Yeah, Reddit's UI is a nightmare. We burned $12K before realizing their audience targeting is basically nonexistent compared to LinkedIn. Before switching, audit your LinkedIn conversion tracking—we found ours was broken for three months and wasted another $6K. Set up conversion API properly, test with $500/day first, monitor CAC weekly.

Mar 20

Reddit's self-serve is legitimately a maze — we burned $12K there before realizing their targeting is basically "subreddit or bust" and their audience data is ancient, so I feel this hard, but LinkedIn for home services is rough too unless you're B2B plumbing supply or something, because homeowners aren't scrolling their feed at 2am looking for contractors like they are on Reddit.

Mar 20

Yeah, we hit the exact same wall at my company. Compliance nightmare too — Reddit's targeting is so opaque that we couldn't even document what audiences we were hitting for audit purposes. Had to kill it after two months because our legal team basically said "we can't sign off on this."
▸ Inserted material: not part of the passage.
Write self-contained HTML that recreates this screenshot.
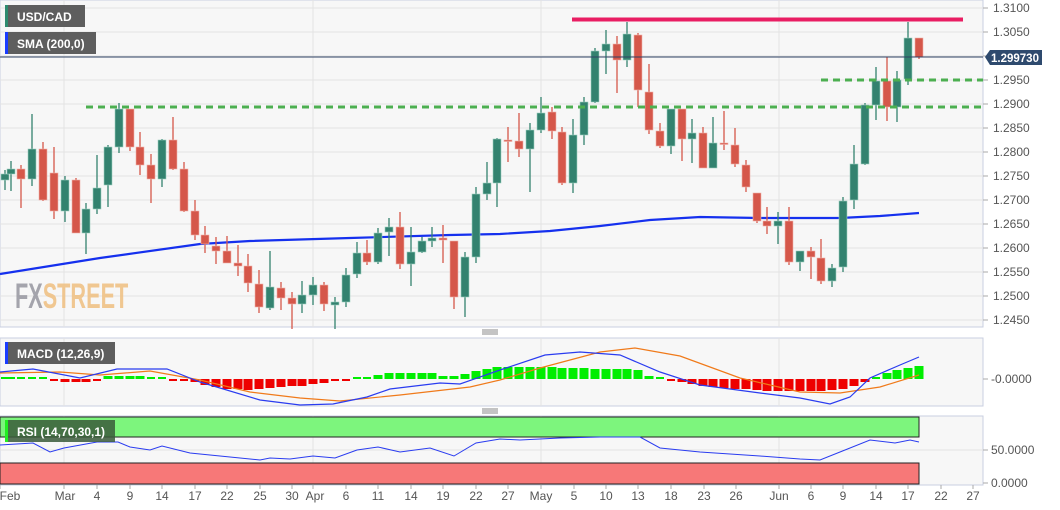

LinkedIn's been better for us (B2B compliance tech), but honestly the real win was moving budget to Google Ads search and a YouTube/display retargeting combo. LinkedIn works if your ICP is actually senior managers checking the app, but the CPM is brutal. Reddit just felt like throwing money into a void and hoping subreddit members happened to need what we sold.

Mar 20

Reddit's self-serve is a nightmare. We gave up after three weeks trying to target home services leads there.

Mar 20

Reddit's UI makes you want to throw your laptop out a window, honestly.

Mar 20

Reddit's self-serve is genuinely a UI nightmare — we burned $6K before giving up too.

Mar 20

We ran the same Reddit experiment for our home services client last year — $6K/month for three months, CAC was triple what we were seeing on Google Local Services. The platform UI is genuinely broken for targeting specificity.

Before you go all-in on LinkedIn, though: what's your actual conversion path looking like? We moved budget there too but home services has been weird on LinkedIn — lots of clicks, terrible quality. Ended up spinning up Google Local Services + some Facebook geographic targeting instead.

What's your service area size and are you going for leads or direct bookings?

Mar 20

We had the same Reddit CAC problem last year—home services too. Their targeting is genuinely weak compared to the UI they're showing you. We moved our $12K/month to Google Local Services Ads instead of LinkedIn. CAC dropped 40% and our lead quality actually improved. Reddit's self-serve platform feels like it wasn't built by anyone who's actually done PPC. Worth a test if you're home services.